Les deux chefs de l’opposition ajoutent : « Il faut que les dispositions de la Constitution qui servent d’alibi pour organiser les blocages soient suspendues. Sinon, on suspend la Constitution ! » Le secrétaire général et les chefs d’État écoutent attentivement. Au bout de trois heures de discussion, le secrétaire général adjoint de l’ONU, Jean-Marie Guéhenno, sort et déclare : « Il y a aujourd’hui en Côte d’Ivoire des blocages graves qui ne vont pas permettre de tenir les élections à la date envisagée. Il est important d’agir dans l’urgence. Les décisions seront prises par la Cedeao dans une quinzaine de jours, puis par l’Union africaine et, en dernier ressort, par le Conseil de sécurité. » Prochain rendez-vous : sans doute le 4 octobre à Abuja.
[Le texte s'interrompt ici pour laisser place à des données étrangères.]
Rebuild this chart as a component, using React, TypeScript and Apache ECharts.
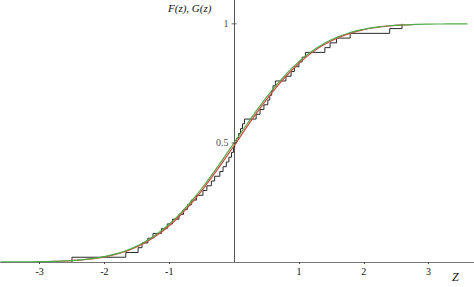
import React, { useEffect, useRef } from "react";
import * as echarts from "echarts";

// Grid of z values for the smooth curves
const greenZ = [-3.6,-3.4,-3.2,-3.0,-2.8,-2.6,-2.4,-2.2,-2.0,-1.8,-1.6,-1.4,-1.2,-1.0,-0.8,-0.6,-0.4,-0.2,0,0.2,0.4,0.6,0.8,1.0,1.2,1.4,1.6,1.8,2.0,2.2,2.4,2.6,2.8,3.0,3.2,3.4,3.6];
const greenF = [0.0002,0.0003,0.0007,0.0013,0.0026,0.0047,0.0082,0.0139,0.0228,0.0359,0.0548,0.0808,0.1151,0.1587,0.2119,0.2743,0.3446,0.4207,0.5,0.5793,0.6554,0.7257,0.7881,0.8413,0.8849,0.9192,0.9452,0.9641,0.9772,0.9861,0.9918,0.9953,0.9974,0.9987,0.9993,0.9997,0.9998];

const redZ = [-2.8,-2.6,-2.4,-2.2,-2.0,-1.8,-1.6,-1.4,-1.2,-1.0,-0.8,-0.6,-0.4,-0.2,0,0.2,0.4,0.6,0.8,1.0,1.2,1.4,1.6,1.8,2.0,2.2,2.4,2.6,2.8];
const redF = [0.0023,0.0043,0.0075,0.0128,0.0212,0.0338,0.0518,0.0768,0.1100,0.1524,0.2044,0.2655,0.3350,0.4100,0.4880,0.5680,0.6450,0.7160,0.7800,0.8340,0.8790,0.9145,0.9415,0.9612,0.9752,0.9847,0.9909,0.9948,0.9971];

// Sorted sample (empirical CDF jumps)
const sampleZ = [-2.50,-1.67,-1.48,-1.42,-1.33,-1.25,-1.12,-1.03,-0.95,-0.85,-0.78,-0.72,-0.66,-0.58,-0.48,-0.42,-0.35,-0.30,-0.22,-0.17,-0.12,-0.08,-0.04,-0.01,0.01,0.04,0.07,0.10,0.13,0.16,0.34,0.40,0.46,0.52,0.55,0.58,0.60,0.64,0.80,0.88,0.93,1.00,1.05,1.10,1.40,1.48,1.58,1.79,2.40,2.59];

const xTicks = [-3, -2, -1, 1, 2, 3];
const yTicks = [0.5, 1];
const yTickLabels = ["0.5", "1"];

export default function App() {
  const ref = useRef<HTMLDivElement>(null);
  useEffect(() => {
    document.body.style.margin = "0";
    const chart = echarts.init(ref.current!, null, { renderer: "svg" });
    const n = sampleZ.length;
    const ecdf: number[][] = [[sampleZ[0], 0]];
    sampleZ.forEach((z, i) => ecdf.push([z, (i + 1) / n]));
    const serif = "'Liberation Serif', 'DejaVu Serif', serif";
    chart.setOption({
      animation: false,
      backgroundColor: "#ffffff",
      grid: { left: 0, right: 0, top: 0, bottom: 25, containLabel: false, outerBoundsMode: "none" },
      xAxis: {
        type: "value",
        min: -3.61,
        max: 3.7,
        splitLine: { show: false },
        axisLine: { onZero: true, lineStyle: { color: "#777", width: 1 } },
        axisTick: { show: true, length: 2, customValues: xTicks, lineStyle: { color: "#444" } },
        axisLabel: { customValues: xTicks, color: "#111", fontFamily: serif, fontSize: 10, margin: 4 },
      },
      yAxis: {
        type: "value",
        min: 0,
        max: 1.1,
        splitLine: { show: false },
        axisLine: { onZero: true, lineStyle: { color: "#555", width: 1 } },
        axisTick: { show: false },
        axisLabel: { show: false },
      },
      series: [
        {
          type: "line",
          data: ecdf,
          step: "end",
          showSymbol: false,
          lineStyle: { color: "#2a2a2a", width: 1 },
          z: 2,
        },
        {
          type: "line",
          data: redZ.map((z, i) => [z, redF[i]]),
          smooth: true,
          showSymbol: false,
          lineStyle: { color: "#d9473a", width: 1.2 },
          z: 3,
        },
        {
          type: "line",
          data: greenZ.map((z, i) => [z, greenF[i]]),
          smooth: true,
          showSymbol: false,
          lineStyle: { color: "#4faa4a", width: 1.2 },
          z: 4,
        },
        {
          type: "scatter",
          data: yTicks.map((v, i) => ({ value: [0, v], name: yTickLabels[i] })),
          symbol: "rect",
          symbolSize: [5, 1],
          itemStyle: { color: "#444" },
          silent: true,
          label: {
            show: true,
            position: "left",
            distance: 3,
            formatter: (p: any) => p.name,
            color: "#111",
            fontFamily: serif,
            fontSize: 10,
          },
          z: 5,
        },
      ],
      graphic: [
        {
          type: "text",
          left: 168,
          top: 2,
          style: { text: "F(z), G(z)", font: "italic 11px " + serif, fill: "#111" },
        },
        {
          type: "text",
          left: 452,
          top: 271,
          style: { text: "Z", font: "italic 12px " + serif, fill: "#111" },
        },
      ],
    });
    return () => chart.dispose();
  }, []);
  return <div ref={ref} style={{ position: "absolute", left: 0, top: 0, width: 474, height: 287 }} />;
}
Ce sera la réunion de la Cedeao. Celle de l’UA devrait suivre le 17.
Que va faire Laurent Gbagbo ? La politique de la chaise vide a ses limites. D’autant que ses adversaires en profitent. Très présents à New York, ils le seront peut-être encore à Abuja. L’an dernier, le trio Bédié-Ouattara-Soro n’avait pas été invité au sommet de la Cedeao sur l’après-30 octobre. Cette année, il devrait l’être. Avec une stratégie : le nud coulant. Petit à petit, les trois hommes tentent de le serrer autour du président ivoirien. Mais celui-ci est coriace. Il annonce qu’il présentera bientôt à l’UA un plan alternatif. Un « plan B » en quelque sorte. Il ajoute que les Casques bleus de l’Onuci et les soldats français de Licorne peuvent partir « s’ils le veulent ». Surtout, il conserve l’arme absolue : le couple militaires-patriotes. Depuis quatre ans, c’est la combinaison gagnante à Abidjan. Deux fois cette année, la rue a fait reculer le GTI. En janvier sur l’Assemblée nationale, et en juillet sur l’identification des électeurs. Le 14 septembre, Laurent Gbagbo a choisi un public de militaires pour lancer un défi à la communauté internationale. Évidemment, ce n’est pas un hasard.